While it is true that technological breakthroughs happen all the time, most are at the lab research stage. That does not guarantee that any of them will ever actually make it past the “valley of death” as VC funders call it, to actually go into production, so that someone can actually buy them, in the US.
Then, because they are radical new technology, they have to be tested and certified by the state (at least in California, which pays the rebates based on “expected performance”) as able to last 40 years or so. The original crystalline solar developed in the Carter years is the only solar that has been proved to last 40 years, because, in the real world, it has. For at least the next decade, tried and tested solar tech that is on the market now is your best bet.

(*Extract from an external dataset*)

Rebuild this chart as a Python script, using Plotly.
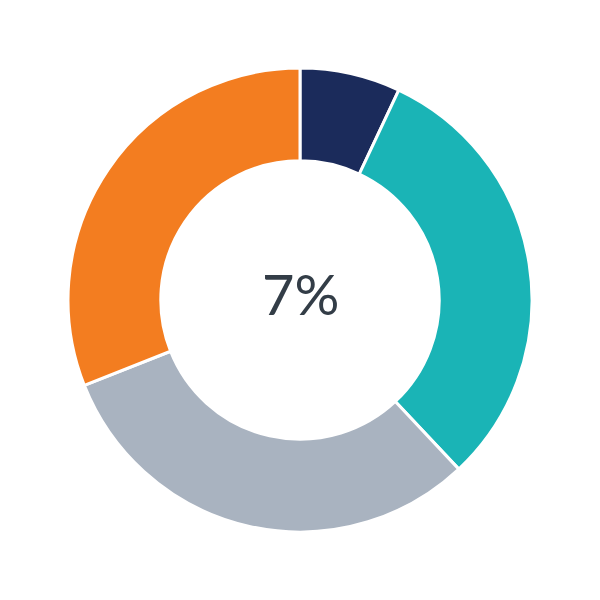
import plotly.graph_objects as go

labels = ["A", "B", "C", "D"]
values = [7, 31, 31, 31]
colors = ["#1b2b5b", "#1ab4b6", "#a9b3c0", "#f37d20"]
center_text = "7%"

fig = go.Figure()
fig.add_trace(go.Pie(
    labels=labels,
    values=values,
    hole=0.6,
    sort=False,
    direction="clockwise",
    rotation=0,
    textinfo="none",
    hoverinfo="none",
    marker=dict(colors=colors, line=dict(color="white", width=3)),
    showlegend=False,
))

# centre label
fig.add_annotation(
    text=center_text, x=0.5, y=0.5, xref="paper", yref="paper",
    showarrow=False, yshift=7,
    font=dict(family="Lato", size=56, color="#333d47"),
)

# page body has an 8px margin, so keep the figure 584 wide
fig.update_layout(
    width=584, height=584,
    margin=dict(l=60, r=60, t=60, b=60),
    paper_bgcolor="white",
    plot_bgcolor="white",
)

fig.write_html("out.html")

You also have to consider what the future might hold for renewable energy, politically, in this country. Rebates and incentives that now lower your costs might soon be a thing of the past.
As we go into a future that is nastier and more desperate for this country, with peak oil, food shortages and FEMA putting an increasing drain on public funds from the effects of climate change, voters will tend to move to the selfish and shortsighted end of the political spectrum. It’s human nature. Politicians who offer rebates and subsidies to encourage more renewable energy will be less and less appealing to an increasingly desperate “I’ve got mine” crowd in the US.
While prices for new technologies might go down in China and Europe, the technologies might be unavailable here, due to removing subsidies for renewable energy. Some examples are the highly efficient glass windows and cars that are available in Europe, but not here. High speed trains are unknown here but have been common in both China and Japan and Europe. This technology disparity will diverge more as oil prices rise, making shipping more expensive. As with cars, windows and trains, the most advanced technologies might be increasingly unavailable in the US.
So, if you have wanted to go solar, but think something better is just around the corner, consider all the pressures that push prices in the opposite direction. It is much more likely that – at least in the US – prices for solar will not go down with time, but might even go up.